Reinforcement Learning Showdown: SAC Outperforms PPO and A2C in PyBullet Car Navigation Challenge

A new GitHub project pits reinforcement learning algorithms against each other in a simulated car navigation task. Using PyBullet and Stable-Baselines3, SAC emerges as the clear winner in training efficiency and navigation success while A2C trails significantly behind.

In a compelling demonstration of reinforcement learning (RL) capabilities, a new open-source project leverages PyBullet's physics simulation to train virtual cars to autonomously navigate toward a target. The implementation compares three major algorithms—SAC (Soft Actor-Critic), PPO (Proximal Policy Optimization), and A2C (Advantage Actor-Critic)—revealing stark performance differences with real implications for robotics and autonomous system development.

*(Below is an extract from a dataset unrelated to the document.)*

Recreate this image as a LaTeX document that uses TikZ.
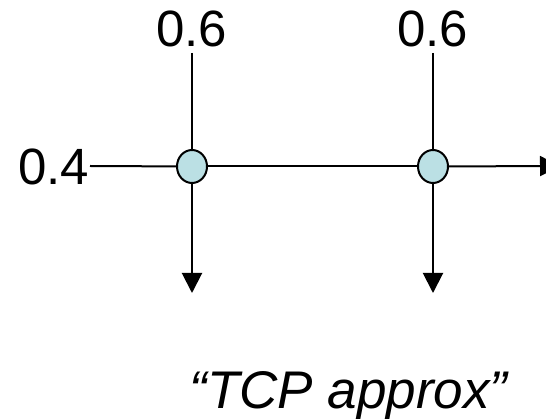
\documentclass[tikz,border=0pt]{standalone}
\usepackage{fontspec}
\setmainfont{Liberation Sans}
\usetikzlibrary{arrows.meta,shapes.geometric}
\definecolor{nodefill}{RGB}{187,224,228}
\begin{document}
\begin{tikzpicture}[x=1pt,y=-1pt,
  conn/.style={line width=2pt,draw=black},
  arr/.style={conn,-{Triangle[length=20pt,width=20pt]}},
  junction/.style={ellipse,draw=black,line width=2pt,fill=nodefill,
    minimum width=30pt,minimum height=33pt,inner sep=0pt},
  numlabel/.style={inner sep=0pt,font=\fontsize{51}{60}\selectfont},
  caption/.style={inner sep=0pt,font=\fontsize{53}{62}\selectfont\itshape}]
\useasboundingbox (0,0) rectangle (546,419);
\clip (0,0) rectangle (546,419);
\node[junction] (c1) at (192,166.5) {};
\node[junction] (c2) at (433,166.5) {};
\node[numlabel,anchor=base] (t1) at (191.5,47) {0.6};
\node[numlabel,anchor=base] (t2) at (432.5,47) {0.6};
\node[numlabel,anchor=base west] (t3) at (18,185) {0.4};
\node[caption,anchor=base] (cap) at (348.5,408) {“TCP approx”};
\coordinate (a1) at (192,53);
\coordinate (a2) at (433,53);
\coordinate (l0) at (90,166);
\coordinate (d1) at (192,293);
\coordinate (d2) at (433,293);
\coordinate (e) at (560,166);
\draw[conn] (a1) -- (c1);
\draw[conn] (a2) -- (c2);
\draw[conn] (l0) -- (c1);
\draw[conn] (c1) -- (c2);
\draw[arr] (c1) -- (d1);
\draw[arr] (c2) -- (d2);
\draw[arr] (c2) -- (e);
\end{tikzpicture}
\end{document}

The car and R2D2 target in PyBullet's simulation environment (Source: GitHub/leesweqq)

The Algorithm Arena

Using Stable-Baselines3, the project trains agents to control a car's acceleration, deceleration, and steering based on an observation space comprising:

Car position (x, y coordinates)
Orientation and velocity vectors
Target (R2D2) position

The reward system incentivizes efficient navigation:

reward = distance_reduction + boundary_penalty + goal_bonus

Where boundary violations trigger episode termination, and reaching the target yields a significant bonus. This setup mirrors real-world autonomous navigation challenges where safety and precision are critical.

Training Insights and Performance Battle

During training, SAC demonstrated superior sample efficiency and stability. The reward comparison chart highlights its rapid convergence and higher cumulative rewards versus PPO and A2C:

Reward accumulation during training (Source: GitHub/leesweqq)

Key findings:

SAC: Achieved consistent navigation success with the highest efficiency, leveraging its entropy-maximizing approach for better exploration.
PPO: Showed stable learning but required more training steps to approach SAC's performance.
A2C: Struggled with erratic behavior and low reward accumulation, highlighting sensitivity to hyperparameters in sparse-reward environments.

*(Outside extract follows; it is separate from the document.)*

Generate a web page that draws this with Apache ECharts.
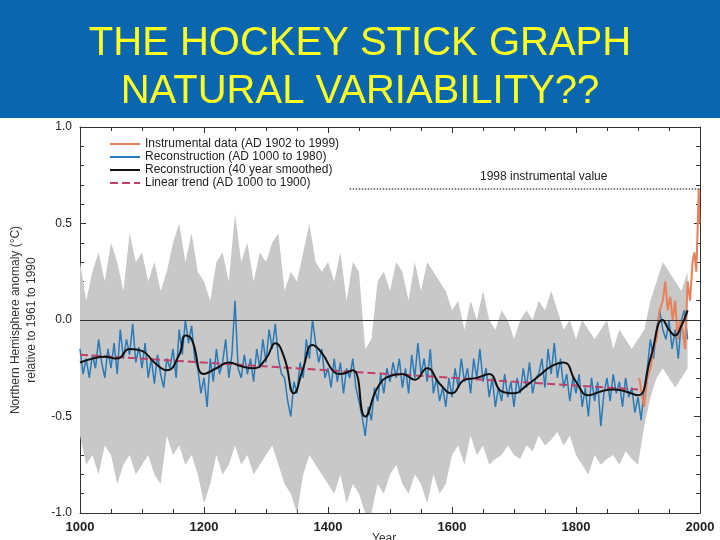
<!DOCTYPE html>
<html>
<head>
<meta charset="utf-8">
<script src="https://cdn.jsdelivr.net/npm/echarts@6/dist/echarts.min.js"></script>
<style>
  html, body { margin: 0; padding: 0; background: #fff; }
  #chart { width: 720px; height: 540px; }
</style>
</head>
<body>
<div id="chart"></div>
<script>
// reconstruction, every 5 years from 1000 to 1980
var reconStart = 1000;
var reconValues = [
  -0.15,-0.28,-0.2,-0.3,-0.18,-0.25,-0.1,-0.22,-0.3,-0.15,
  -0.25,-0.12,-0.28,-0.05,-0.2,-0.1,-0.18,-0.02,-0.22,-0.14,
  -0.25,-0.12,-0.3,-0.2,-0.33,-0.18,-0.28,-0.35,-0.2,-0.25,
  -0.15,-0.3,-0.05,-0.18,0.0,-0.12,-0.03,-0.2,-0.25,-0.38,
  -0.3,-0.45,-0.2,-0.32,-0.15,-0.28,-0.22,-0.1,-0.3,-0.18,
  0.1,-0.25,-0.3,-0.18,-0.28,-0.2,-0.32,-0.15,-0.25,-0.1,
  -0.22,-0.05,-0.15,-0.02,-0.2,-0.28,-0.3,-0.42,-0.5,-0.32,
  -0.38,-0.22,-0.3,-0.1,-0.2,0.0,-0.12,-0.22,-0.15,-0.3,
  -0.25,-0.35,-0.2,-0.32,-0.22,-0.38,-0.25,-0.3,-0.2,-0.35,
  -0.42,-0.5,-0.6,-0.45,-0.52,-0.35,-0.42,-0.28,-0.38,-0.25,
  -0.32,-0.22,-0.3,-0.2,-0.35,-0.25,-0.38,-0.18,-0.3,-0.12,
  -0.28,-0.2,-0.32,-0.15,-0.38,-0.3,-0.42,-0.35,-0.45,-0.3,
  -0.4,-0.25,-0.35,-0.2,-0.32,-0.25,-0.38,-0.2,-0.3,-0.15,
  -0.32,-0.25,-0.4,-0.3,-0.45,-0.35,-0.42,-0.28,-0.4,-0.32,
  -0.45,-0.3,-0.38,-0.25,-0.35,-0.22,-0.38,-0.3,-0.28,-0.2,
  -0.35,-0.15,-0.28,-0.12,-0.3,-0.2,-0.35,-0.28,-0.42,-0.3,
  -0.38,-0.28,-0.45,-0.35,-0.5,-0.3,-0.42,-0.32,-0.55,-0.38,
  -0.3,-0.42,-0.28,-0.38,-0.32,-0.45,-0.3,-0.4,-0.35,-0.48,
  -0.4,-0.52,-0.35,-0.25,-0.1,-0.2,-0.05,0.05,-0.05,-0.1,
  0.0,-0.15,-0.05,-0.2,0.0,0.05,-0.1
];

// uncertainty band, every 10 years
var bandYears = [];
for (var y = 1000; y <= 1980; y += 10) bandYears.push(y);
var bandUpper = [
  0.3,0.1,0.25,0.35,0.2,0.4,0.3,0.15,0.45,0.3,
  0.35,0.2,0.3,0.15,0.25,0.4,0.5,0.3,0.45,0.25,
  0.2,0.1,0.3,0.35,0.2,0.55,0.3,0.4,0.2,0.35,
  0.3,0.4,0.45,0.15,0.25,0.2,0.35,0.5,0.3,0.25,
  0.3,0.2,0.35,0.1,0.3,0.25,-0.15,-0.1,0.2,0.25,
  0.15,0.3,0.25,0.1,0.3,0.15,0.3,0.25,0.2,0.15,
  0.05,0.1,-0.05,0.1,0.0,0.15,0.0,-0.05,0.05,0.0,
  -0.1,0.0,0.05,0.0,0.1,0.05,0.15,0.05,-0.05,0.0,
  -0.1,0.0,-0.05,-0.1,-0.05,0.0,-0.15,-0.05,-0.1,-0.15,
  -0.1,-0.05,0.1,0.2,0.3,0.25,0.2,0.15,0.25
];
var bandLower = [
  -0.6,-0.75,-0.7,-0.8,-0.65,-0.7,-0.85,-0.75,-0.7,-0.8,
  -0.75,-0.7,-0.8,-0.85,-0.6,-0.7,-0.65,-0.75,-0.7,-0.8,
  -0.95,-0.85,-0.7,-0.8,-0.75,-0.65,-0.75,-0.7,-0.8,-0.75,
  -0.7,-0.65,-0.75,-0.85,-0.9,-1.0,-0.8,-0.7,-0.75,-0.8,
  -0.85,-0.9,-0.8,-0.95,-0.85,-0.9,-1.0,-1.0,-0.85,-0.9,
  -0.8,-0.75,-0.85,-0.9,-0.8,-0.85,-0.95,-0.8,-0.9,-0.85,
  -0.7,-0.65,-0.75,-0.6,-0.7,-0.65,-0.75,-0.72,-0.7,-0.65,
  -0.7,-0.72,-0.65,-0.68,-0.6,-0.65,-0.62,-0.58,-0.65,-0.6,
  -0.7,-0.75,-0.8,-0.7,-0.75,-0.72,-0.7,-0.75,-0.68,-0.72,
  -0.75,-0.55,-0.4,-0.3,-0.25,-0.3,-0.35,-0.3,-0.25
];

// 40 year smoothed
var smoothYears = [1000,1020,1040,1060,1080,1100,1120,1140,1160,1170,1180,1200,1220,1240,1260,1280,1300,1315,1330,1345,1360,1375,1390,1410,1420,1440,1460,1480,1500,1520,1540,1560,1580,1600,1620,1640,1660,1680,1700,1720,1740,1760,1780,1800,1820,1840,1860,1880,1900,1920,1940,1950,1960,1970,1980];
var smoothValues = [-0.22,-0.2,-0.19,-0.2,-0.15,-0.16,-0.22,-0.26,-0.18,-0.08,-0.1,-0.28,-0.25,-0.22,-0.24,-0.25,-0.2,-0.12,-0.2,-0.38,-0.25,-0.13,-0.17,-0.27,-0.28,-0.26,-0.5,-0.35,-0.29,-0.28,-0.31,-0.25,-0.33,-0.38,-0.31,-0.3,-0.28,-0.37,-0.38,-0.34,-0.29,-0.24,-0.22,-0.32,-0.39,-0.37,-0.36,-0.37,-0.39,-0.2,0.0,-0.05,-0.08,-0.03,0.05];

// instrumental data
var instYears = [1902,1906,1910,1915,1920,1925,1930,1935,1940,1944,1948,1952,1956,1960,1964,1968,1972,1976,1980,1984,1988,1991,1994,1996,1998,1999];
var instValues = [-0.3,-0.38,-0.45,-0.3,-0.25,-0.15,-0.1,0.05,0.1,0.2,0.05,0.12,0.0,0.1,-0.1,0.0,-0.05,-0.15,0.2,0.1,0.3,0.35,0.25,0.45,0.68,0.5];

var trendYears = [1000, 1900];
var trendValues = [-0.18, -0.36];
var value1998 = 0.68;

function pairs(xs, ys) { return xs.map(function (x, i) { return [x, ys[i]]; }); }
var reconData = reconValues.map(function (v, i) { return [reconStart + 5 * i, v]; });
var bandData = bandYears.map(function (y, i) { return [y, bandLower[i], bandUpper[i]]; });

var font = '"Liberation Sans", Arial';
var tickStyle = { color: '#333' };
function frameAxis(extra) {
  return Object.assign({
    type: 'value', axisLine: { onZero: false, lineStyle: tickStyle },
    axisTick: { inside: true, length: 6, lineStyle: tickStyle },
    splitLine: { show: false }
  }, extra);
}

// the whole band is drawn as one polygon on the first item
function renderBand(params, api) {
  if (params.dataIndex !== 0) return null;
  var top = bandData.map(function (d) { return api.coord([d[0], d[2]]); });
  var bottom = bandData.map(function (d) { return api.coord([d[0], d[1]]); }).reverse();
  return { type: 'polygon', shape: { points: top.concat(bottom) }, style: { fill: '#c8c8c8' } };
}

var chart = echarts.init(document.getElementById('chart'));
chart.setOption({
  animation: false,
  graphic: [
    { type: 'rect', shape: { x: 0, y: 0, width: 720, height: 118 }, style: { fill: '#0b66b0' }, z: -10 },
    { type: 'text', left: 'center', top: 20, style: { text: 'THE HOCKEY STICK GRAPH\nNATURAL VARIABILITY??', fill: '#ffff22', font: '40px ' + font, textAlign: 'center', lineHeight: 48, textShadowColor: 'rgba(0,0,0,0.5)', textShadowOffsetX: 1, textShadowOffsetY: 1 } },
    { type: 'text', left: 480, top: 171, style: { text: '1998 instrumental value', fill: '#222', font: '12px ' + font } },
    { type: 'text', left: 372, top: 533, style: { text: 'Year', fill: '#333', font: '12px ' + font } }
  ],
  grid: { left: 76, right: 20, top: 127, bottom: 27 },
  legend: {
    orient: 'vertical', left: 104, top: 133, itemGap: 1, itemWidth: 30, itemHeight: 8,
    itemStyle: { opacity: 0 },
    textStyle: { fontSize: 12, color: '#222', fontFamily: font },
    data: ['Instrumental data (AD 1902 to 1999)', 'Reconstruction (AD 1000 to 1980)', 'Reconstruction (40 year smoothed)', 'Linear trend (AD 1000 to 1900)']
  },
  xAxis: [
    frameAxis({ min: 1000, max: 2000, interval: 200, minorTick: { show: true, splitNumber: 4, length: 4, lineStyle: tickStyle },
      axisLabel: { color: '#222', fontSize: 13, fontWeight: 'bold', fontFamily: font, formatter: function (v) { return String(v); } } }),
    frameAxis({ position: 'top', min: 1000, max: 2000, interval: 200, minorTick: { show: true, splitNumber: 4, length: 4, lineStyle: tickStyle },
      axisLabel: { show: false } })
  ],
  yAxis: [
    frameAxis({ min: -1, max: 1, interval: 0.5, minorTick: { show: true, splitNumber: 5, length: 4, lineStyle: tickStyle },
      name: 'Northern Hemisphere anomaly (°C)\nrelative to 1961 to 1990', nameLocation: 'middle', nameGap: 40,
      nameTextStyle: { color: '#333', fontSize: 12, fontFamily: font, lineHeight: 16 },
      axisLabel: { color: '#222', fontSize: 12, fontFamily: font, formatter: function (v) { return v.toFixed(1); } } }),
    frameAxis({ position: 'right', min: -1, max: 1, interval: 0.5, minorTick: { show: true, splitNumber: 5, length: 4, lineStyle: tickStyle },
      axisLabel: { show: false } })
  ],
  series: [
    { type: 'custom', name: 'band', data: bandData, renderItem: renderBand, silent: true, clip: true, z: 1 },
    { type: 'line', name: 'Reconstruction (AD 1000 to 1980)', data: reconData, symbol: 'none', color: '#2a7ab8', lineStyle: { width: 1.5, color: '#2a7ab8' }, z: 3 },
    { type: 'line', name: 'Instrumental data (AD 1902 to 1999)', data: pairs(instYears, instValues), symbol: 'none', color: '#e8805a', lineStyle: { width: 2, color: '#e8805a' }, z: 3 },
    { type: 'line', name: 'Linear trend (AD 1000 to 1900)', data: pairs(trendYears, trendValues), symbol: 'none', color: '#c0406a', lineStyle: { width: 2, type: 'dashed', color: '#c0406a' }, z: 4 },
    { type: 'line', name: 'Reconstruction (40 year smoothed)', data: pairs(smoothYears, smoothValues), smooth: 0.5, symbol: 'none', color: '#111', lineStyle: { width: 2, color: '#111' }, z: 5,
      markLine: { symbol: 'none', silent: true, label: { show: false },
        data: [
          [{ coord: [1000, 0], lineStyle: { color: '#333', width: 1, type: 'solid' } }, { coord: [2000, 0] }],
          [{ coord: [1435, value1998], lineStyle: { color: '#555', width: 1.5, type: 'dotted' } }, { coord: [2000, value1998] }]
        ] } }
  ]
});
</script>
</body>
</html>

Training progression: Car learns navigation (Source: GitHub/leesweqq)

Why This Matters for Developers

This benchmark offers practical insights for RL practitioners:

Algorithm Selection: SAC’s superiority in continuous control tasks reinforces its utility in robotics.
Sim-to-Real Potential: PyBullet’s physics engine provides a cost-effective testing ground for autonomous systems.
Reward Engineering: The project demonstrates how distance-based rewards with penalties create effective learning signals.

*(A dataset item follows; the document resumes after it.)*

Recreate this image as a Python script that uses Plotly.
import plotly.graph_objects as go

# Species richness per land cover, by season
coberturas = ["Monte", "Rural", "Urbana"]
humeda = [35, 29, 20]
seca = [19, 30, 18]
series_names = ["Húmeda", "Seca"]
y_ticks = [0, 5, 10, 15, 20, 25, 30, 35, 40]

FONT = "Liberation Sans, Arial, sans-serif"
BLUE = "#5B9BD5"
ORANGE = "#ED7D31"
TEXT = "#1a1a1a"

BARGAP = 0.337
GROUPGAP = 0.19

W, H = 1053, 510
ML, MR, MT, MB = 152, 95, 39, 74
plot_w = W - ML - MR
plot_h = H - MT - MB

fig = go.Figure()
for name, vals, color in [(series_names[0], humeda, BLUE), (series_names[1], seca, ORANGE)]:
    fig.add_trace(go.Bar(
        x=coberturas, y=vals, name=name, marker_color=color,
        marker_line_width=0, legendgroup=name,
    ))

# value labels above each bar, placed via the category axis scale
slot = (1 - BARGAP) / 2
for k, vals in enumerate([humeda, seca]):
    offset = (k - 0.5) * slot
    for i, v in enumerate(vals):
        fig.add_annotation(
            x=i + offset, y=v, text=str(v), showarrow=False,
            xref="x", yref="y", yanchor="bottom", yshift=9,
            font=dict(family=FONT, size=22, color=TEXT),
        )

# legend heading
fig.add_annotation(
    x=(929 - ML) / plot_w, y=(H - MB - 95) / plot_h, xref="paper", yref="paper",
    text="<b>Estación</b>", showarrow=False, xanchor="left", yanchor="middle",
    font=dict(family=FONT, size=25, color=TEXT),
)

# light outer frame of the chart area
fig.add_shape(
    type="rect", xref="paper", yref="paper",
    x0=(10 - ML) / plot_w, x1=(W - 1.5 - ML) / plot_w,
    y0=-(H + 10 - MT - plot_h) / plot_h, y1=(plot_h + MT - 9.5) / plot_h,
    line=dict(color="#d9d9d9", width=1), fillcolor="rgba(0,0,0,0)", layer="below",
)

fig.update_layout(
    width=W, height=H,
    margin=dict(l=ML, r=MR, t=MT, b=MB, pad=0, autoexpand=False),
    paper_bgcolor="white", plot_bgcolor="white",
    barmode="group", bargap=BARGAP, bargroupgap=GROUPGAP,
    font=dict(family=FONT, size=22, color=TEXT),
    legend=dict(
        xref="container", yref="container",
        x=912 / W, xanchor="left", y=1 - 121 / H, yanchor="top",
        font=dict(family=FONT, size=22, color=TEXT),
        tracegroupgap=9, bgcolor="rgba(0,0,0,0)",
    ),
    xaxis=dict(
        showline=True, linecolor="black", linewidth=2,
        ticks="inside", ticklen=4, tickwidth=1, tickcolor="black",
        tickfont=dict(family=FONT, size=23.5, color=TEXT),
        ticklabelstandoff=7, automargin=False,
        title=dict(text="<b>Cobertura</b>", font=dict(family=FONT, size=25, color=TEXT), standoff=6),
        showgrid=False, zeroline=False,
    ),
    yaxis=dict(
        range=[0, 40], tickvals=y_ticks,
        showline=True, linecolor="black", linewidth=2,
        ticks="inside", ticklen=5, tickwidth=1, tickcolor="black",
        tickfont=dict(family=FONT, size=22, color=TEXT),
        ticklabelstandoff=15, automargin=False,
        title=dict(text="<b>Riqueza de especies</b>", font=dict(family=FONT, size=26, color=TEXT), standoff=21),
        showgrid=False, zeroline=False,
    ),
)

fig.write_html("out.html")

SAC algorithm successfully navigating to target during testing (Source: GitHub/leesweqq)

Getting Hands-On

The GitHub repository provides complete implementation:

pip install pybullet stable-baselines3 matplotlib numpy
python main.py

Developers can modify observation parameters, reward functions, or integrate new algorithms—an ideal sandbox for experimenting with RL fundamentals. As simulation-trained models increasingly bridge to physical systems, projects like this sharpen our understanding of what works (and what doesn’t) before deploying algorithms in the real world.